# Aim
Each record below should be output verbatim, without pictures.

═════ Data for processing ═════

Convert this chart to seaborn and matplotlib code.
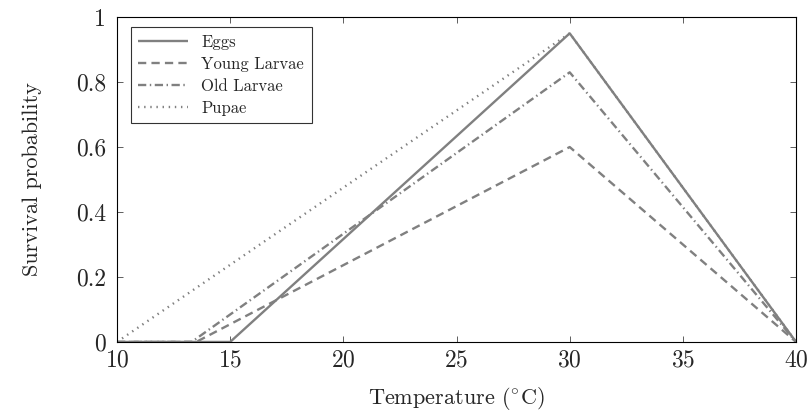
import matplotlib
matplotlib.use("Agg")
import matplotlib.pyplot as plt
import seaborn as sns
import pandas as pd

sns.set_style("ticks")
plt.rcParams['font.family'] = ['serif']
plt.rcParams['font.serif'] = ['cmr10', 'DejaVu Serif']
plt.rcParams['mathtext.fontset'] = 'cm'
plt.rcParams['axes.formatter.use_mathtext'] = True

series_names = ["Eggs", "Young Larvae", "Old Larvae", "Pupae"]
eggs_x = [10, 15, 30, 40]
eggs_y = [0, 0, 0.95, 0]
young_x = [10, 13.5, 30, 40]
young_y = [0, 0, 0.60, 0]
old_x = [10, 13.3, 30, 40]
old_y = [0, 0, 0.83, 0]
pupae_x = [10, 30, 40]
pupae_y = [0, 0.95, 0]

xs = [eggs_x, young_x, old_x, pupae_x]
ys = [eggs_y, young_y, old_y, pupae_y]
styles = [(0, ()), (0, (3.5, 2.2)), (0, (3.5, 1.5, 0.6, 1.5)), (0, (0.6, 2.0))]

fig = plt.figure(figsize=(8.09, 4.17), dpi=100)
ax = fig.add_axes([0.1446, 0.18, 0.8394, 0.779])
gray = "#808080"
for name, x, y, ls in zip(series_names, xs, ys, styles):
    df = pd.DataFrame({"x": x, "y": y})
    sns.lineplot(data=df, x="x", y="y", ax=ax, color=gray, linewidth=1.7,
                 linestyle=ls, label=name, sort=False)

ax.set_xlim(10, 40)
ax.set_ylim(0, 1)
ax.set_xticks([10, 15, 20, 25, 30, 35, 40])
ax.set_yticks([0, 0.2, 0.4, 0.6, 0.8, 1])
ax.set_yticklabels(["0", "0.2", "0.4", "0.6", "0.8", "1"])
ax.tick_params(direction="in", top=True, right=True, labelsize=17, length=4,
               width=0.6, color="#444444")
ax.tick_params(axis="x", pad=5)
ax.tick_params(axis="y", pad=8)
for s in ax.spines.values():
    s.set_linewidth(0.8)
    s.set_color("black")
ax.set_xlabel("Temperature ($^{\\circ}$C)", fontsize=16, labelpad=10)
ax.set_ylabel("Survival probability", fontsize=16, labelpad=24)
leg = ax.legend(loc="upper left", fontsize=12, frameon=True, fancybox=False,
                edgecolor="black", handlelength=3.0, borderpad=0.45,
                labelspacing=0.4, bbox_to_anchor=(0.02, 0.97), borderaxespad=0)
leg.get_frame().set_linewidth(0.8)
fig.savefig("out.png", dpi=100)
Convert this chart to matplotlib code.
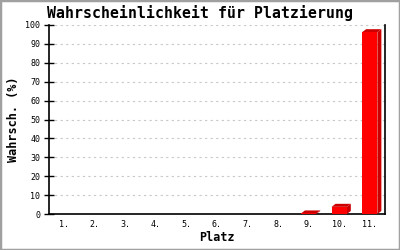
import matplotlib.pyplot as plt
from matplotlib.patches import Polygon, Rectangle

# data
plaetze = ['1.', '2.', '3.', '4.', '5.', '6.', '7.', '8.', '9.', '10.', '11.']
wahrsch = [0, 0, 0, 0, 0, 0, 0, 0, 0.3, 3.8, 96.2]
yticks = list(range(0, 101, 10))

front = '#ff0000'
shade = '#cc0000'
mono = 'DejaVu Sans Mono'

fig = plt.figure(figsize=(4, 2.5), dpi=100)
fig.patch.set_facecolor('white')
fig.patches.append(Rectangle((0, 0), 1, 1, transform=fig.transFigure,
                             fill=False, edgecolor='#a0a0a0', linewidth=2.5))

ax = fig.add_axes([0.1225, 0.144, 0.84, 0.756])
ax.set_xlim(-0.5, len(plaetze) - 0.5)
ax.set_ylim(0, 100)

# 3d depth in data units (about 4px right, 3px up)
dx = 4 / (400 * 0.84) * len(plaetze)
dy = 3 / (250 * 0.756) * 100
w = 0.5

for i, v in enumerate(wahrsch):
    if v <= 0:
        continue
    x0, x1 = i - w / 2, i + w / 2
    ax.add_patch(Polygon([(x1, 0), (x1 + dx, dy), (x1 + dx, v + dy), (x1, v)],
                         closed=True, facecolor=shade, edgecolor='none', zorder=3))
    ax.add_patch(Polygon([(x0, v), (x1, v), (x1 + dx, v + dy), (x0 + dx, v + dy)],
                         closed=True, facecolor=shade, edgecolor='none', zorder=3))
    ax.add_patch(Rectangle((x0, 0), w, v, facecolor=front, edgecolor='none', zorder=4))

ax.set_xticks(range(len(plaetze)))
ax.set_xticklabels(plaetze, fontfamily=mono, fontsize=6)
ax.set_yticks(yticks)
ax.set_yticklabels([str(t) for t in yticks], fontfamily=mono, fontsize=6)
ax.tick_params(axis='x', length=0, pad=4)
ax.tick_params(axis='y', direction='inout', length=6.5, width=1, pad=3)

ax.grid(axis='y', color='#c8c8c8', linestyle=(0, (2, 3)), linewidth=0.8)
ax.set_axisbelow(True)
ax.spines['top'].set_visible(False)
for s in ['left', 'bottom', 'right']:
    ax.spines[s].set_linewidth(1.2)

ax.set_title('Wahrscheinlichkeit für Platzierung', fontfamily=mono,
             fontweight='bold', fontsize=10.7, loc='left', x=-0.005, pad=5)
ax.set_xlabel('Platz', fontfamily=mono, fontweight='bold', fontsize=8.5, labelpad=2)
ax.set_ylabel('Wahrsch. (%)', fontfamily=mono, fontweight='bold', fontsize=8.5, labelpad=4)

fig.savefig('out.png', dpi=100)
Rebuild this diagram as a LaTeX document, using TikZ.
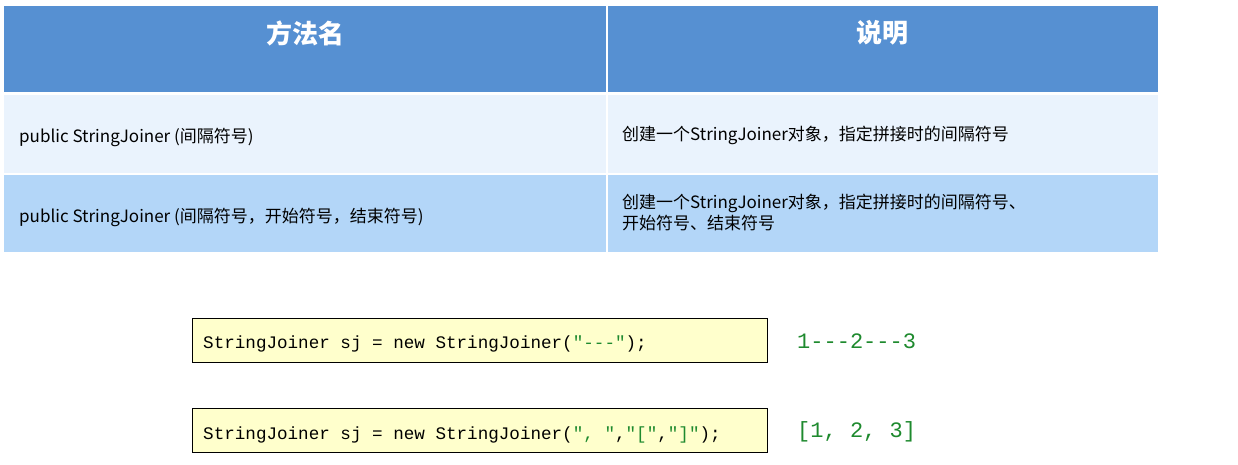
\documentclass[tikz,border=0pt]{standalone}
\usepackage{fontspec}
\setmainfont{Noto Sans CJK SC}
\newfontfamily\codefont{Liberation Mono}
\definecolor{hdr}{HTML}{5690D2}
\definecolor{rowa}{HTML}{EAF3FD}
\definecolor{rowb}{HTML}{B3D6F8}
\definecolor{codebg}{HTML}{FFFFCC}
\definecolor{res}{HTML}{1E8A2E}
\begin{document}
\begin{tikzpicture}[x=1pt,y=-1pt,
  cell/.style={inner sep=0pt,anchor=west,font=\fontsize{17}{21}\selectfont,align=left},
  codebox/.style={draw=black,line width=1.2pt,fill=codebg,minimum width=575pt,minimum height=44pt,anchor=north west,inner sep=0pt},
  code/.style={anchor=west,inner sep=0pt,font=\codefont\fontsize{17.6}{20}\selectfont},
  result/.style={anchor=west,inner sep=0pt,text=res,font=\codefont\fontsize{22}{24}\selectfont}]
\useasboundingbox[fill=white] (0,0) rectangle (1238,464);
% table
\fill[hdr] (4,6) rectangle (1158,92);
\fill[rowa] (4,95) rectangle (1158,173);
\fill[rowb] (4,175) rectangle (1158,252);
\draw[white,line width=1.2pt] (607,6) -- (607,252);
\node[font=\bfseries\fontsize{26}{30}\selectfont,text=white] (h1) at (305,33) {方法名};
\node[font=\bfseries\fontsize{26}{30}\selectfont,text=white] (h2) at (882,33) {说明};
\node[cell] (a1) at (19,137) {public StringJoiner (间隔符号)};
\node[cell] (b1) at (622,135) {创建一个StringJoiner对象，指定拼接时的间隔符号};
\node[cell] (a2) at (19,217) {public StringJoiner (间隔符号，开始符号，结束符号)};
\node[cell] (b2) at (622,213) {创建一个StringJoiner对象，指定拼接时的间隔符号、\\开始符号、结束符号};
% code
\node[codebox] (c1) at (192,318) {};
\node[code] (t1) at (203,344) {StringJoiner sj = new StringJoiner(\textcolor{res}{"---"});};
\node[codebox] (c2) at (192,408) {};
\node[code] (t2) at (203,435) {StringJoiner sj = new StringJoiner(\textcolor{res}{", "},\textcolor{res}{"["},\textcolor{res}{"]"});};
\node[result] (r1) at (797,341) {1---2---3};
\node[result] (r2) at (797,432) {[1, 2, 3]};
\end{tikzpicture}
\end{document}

═════

# Response to this exercise
Convert this chart to seaborn and matplotlib code.
import matplotlib
matplotlib.use("Agg")
import matplotlib.pyplot as plt
import seaborn as sns
import pandas as pd

sns.set_style("ticks")
plt.rcParams['font.family'] = ['serif']
plt.rcParams['font.serif'] = ['cmr10', 'DejaVu Serif']
plt.rcParams['mathtext.fontset'] = 'cm'
plt.rcParams['axes.formatter.use_mathtext'] = True

series_names = ["Eggs", "Young Larvae", "Old Larvae", "Pupae"]
eggs_x = [10, 15, 30, 40]
eggs_y = [0, 0, 0.95, 0]
young_x = [10, 13.5, 30, 40]
young_y = [0, 0, 0.60, 0]
old_x = [10, 13.3, 30, 40]
old_y = [0, 0, 0.83, 0]
pupae_x = [10, 30, 40]
pupae_y = [0, 0.95, 0]

xs = [eggs_x, young_x, old_x, pupae_x]
ys = [eggs_y, young_y, old_y, pupae_y]
styles = [(0, ()), (0, (3.5, 2.2)), (0, (3.5, 1.5, 0.6, 1.5)), (0, (0.6, 2.0))]

fig = plt.figure(figsize=(8.09, 4.17), dpi=100)
ax = fig.add_axes([0.1446, 0.18, 0.8394, 0.779])
gray = "#808080"
for name, x, y, ls in zip(series_names, xs, ys, styles):
    df = pd.DataFrame({"x": x, "y": y})
    sns.lineplot(data=df, x="x", y="y", ax=ax, color=gray, linewidth=1.7,
                 linestyle=ls, label=name, sort=False)

ax.set_xlim(10, 40)
ax.set_ylim(0, 1)
ax.set_xticks([10, 15, 20, 25, 30, 35, 40])
ax.set_yticks([0, 0.2, 0.4, 0.6, 0.8, 1])
ax.set_yticklabels(["0", "0.2", "0.4", "0.6", "0.8", "1"])
ax.tick_params(direction="in", top=True, right=True, labelsize=17, length=4,
               width=0.6, color="#444444")
ax.tick_params(axis="x", pad=5)
ax.tick_params(axis="y", pad=8)
for s in ax.spines.values():
    s.set_linewidth(0.8)
    s.set_color("black")
ax.set_xlabel("Temperature ($^{\\circ}$C)", fontsize=16, labelpad=10)
ax.set_ylabel("Survival probability", fontsize=16, labelpad=24)
leg = ax.legend(loc="upper left", fontsize=12, frameon=True, fancybox=False,
                edgecolor="black", handlelength=3.0, borderpad=0.45,
                labelspacing=0.4, bbox_to_anchor=(0.02, 0.97), borderaxespad=0)
leg.get_frame().set_linewidth(0.8)
fig.savefig("out.png", dpi=100)
Convert this chart to matplotlib code.
import matplotlib.pyplot as plt
from matplotlib.patches import Polygon, Rectangle

# data
plaetze = ['1.', '2.', '3.', '4.', '5.', '6.', '7.', '8.', '9.', '10.', '11.']
wahrsch = [0, 0, 0, 0, 0, 0, 0, 0, 0.3, 3.8, 96.2]
yticks = list(range(0, 101, 10))

front = '#ff0000'
shade = '#cc0000'
mono = 'DejaVu Sans Mono'

fig = plt.figure(figsize=(4, 2.5), dpi=100)
fig.patch.set_facecolor('white')
fig.patches.append(Rectangle((0, 0), 1, 1, transform=fig.transFigure,
                             fill=False, edgecolor='#a0a0a0', linewidth=2.5))

ax = fig.add_axes([0.1225, 0.144, 0.84, 0.756])
ax.set_xlim(-0.5, len(plaetze) - 0.5)
ax.set_ylim(0, 100)

# 3d depth in data units (about 4px right, 3px up)
dx = 4 / (400 * 0.84) * len(plaetze)
dy = 3 / (250 * 0.756) * 100
w = 0.5

for i, v in enumerate(wahrsch):
    if v <= 0:
        continue
    x0, x1 = i - w / 2, i + w / 2
    ax.add_patch(Polygon([(x1, 0), (x1 + dx, dy), (x1 + dx, v + dy), (x1, v)],
                         closed=True, facecolor=shade, edgecolor='none', zorder=3))
    ax.add_patch(Polygon([(x0, v), (x1, v), (x1 + dx, v + dy), (x0 + dx, v + dy)],
                         closed=True, facecolor=shade, edgecolor='none', zorder=3))
    ax.add_patch(Rectangle((x0, 0), w, v, facecolor=front, edgecolor='none', zorder=4))

ax.set_xticks(range(len(plaetze)))
ax.set_xticklabels(plaetze, fontfamily=mono, fontsize=6)
ax.set_yticks(yticks)
ax.set_yticklabels([str(t) for t in yticks], fontfamily=mono, fontsize=6)
ax.tick_params(axis='x', length=0, pad=4)
ax.tick_params(axis='y', direction='inout', length=6.5, width=1, pad=3)

ax.grid(axis='y', color='#c8c8c8', linestyle=(0, (2, 3)), linewidth=0.8)
ax.set_axisbelow(True)
ax.spines['top'].set_visible(False)
for s in ['left', 'bottom', 'right']:
    ax.spines[s].set_linewidth(1.2)

ax.set_title('Wahrscheinlichkeit für Platzierung', fontfamily=mono,
             fontweight='bold', fontsize=10.7, loc='left', x=-0.005, pad=5)
ax.set_xlabel('Platz', fontfamily=mono, fontweight='bold', fontsize=8.5, labelpad=2)
ax.set_ylabel('Wahrsch. (%)', fontfamily=mono, fontweight='bold', fontsize=8.5, labelpad=4)

fig.savefig('out.png', dpi=100)
Rebuild this diagram as a LaTeX document, using TikZ.
\documentclass[tikz,border=0pt]{standalone}
\usepackage{fontspec}
\setmainfont{Noto Sans CJK SC}
\newfontfamily\codefont{Liberation Mono}
\definecolor{hdr}{HTML}{5690D2}
\definecolor{rowa}{HTML}{EAF3FD}
\definecolor{rowb}{HTML}{B3D6F8}
\definecolor{codebg}{HTML}{FFFFCC}
\definecolor{res}{HTML}{1E8A2E}
\begin{document}
\begin{tikzpicture}[x=1pt,y=-1pt,
  cell/.style={inner sep=0pt,anchor=west,font=\fontsize{17}{21}\selectfont,align=left},
  codebox/.style={draw=black,line width=1.2pt,fill=codebg,minimum width=575pt,minimum height=44pt,anchor=north west,inner sep=0pt},
  code/.style={anchor=west,inner sep=0pt,font=\codefont\fontsize{17.6}{20}\selectfont},
  result/.style={anchor=west,inner sep=0pt,text=res,font=\codefont\fontsize{22}{24}\selectfont}]
\useasboundingbox[fill=white] (0,0) rectangle (1238,464);
% table
\fill[hdr] (4,6) rectangle (1158,92);
\fill[rowa] (4,95) rectangle (1158,173);
\fill[rowb] (4,175) rectangle (1158,252);
\draw[white,line width=1.2pt] (607,6) -- (607,252);
\node[font=\bfseries\fontsize{26}{30}\selectfont,text=white] (h1) at (305,33) {方法名};
\node[font=\bfseries\fontsize{26}{30}\selectfont,text=white] (h2) at (882,33) {说明};
\node[cell] (a1) at (19,137) {public StringJoiner (间隔符号)};
\node[cell] (b1) at (622,135) {创建一个StringJoiner对象，指定拼接时的间隔符号};
\node[cell] (a2) at (19,217) {public StringJoiner (间隔符号，开始符号，结束符号)};
\node[cell] (b2) at (622,213) {创建一个StringJoiner对象，指定拼接时的间隔符号、\\开始符号、结束符号};
% code
\node[codebox] (c1) at (192,318) {};
\node[code] (t1) at (203,344) {StringJoiner sj = new StringJoiner(\textcolor{res}{"---"});};
\node[codebox] (c2) at (192,408) {};
\node[code] (t2) at (203,435) {StringJoiner sj = new StringJoiner(\textcolor{res}{", "},\textcolor{res}{"["},\textcolor{res}{"]"});};
\node[result] (r1) at (797,341) {1---2---3};
\node[result] (r2) at (797,432) {[1, 2, 3]};
\end{tikzpicture}
\end{document}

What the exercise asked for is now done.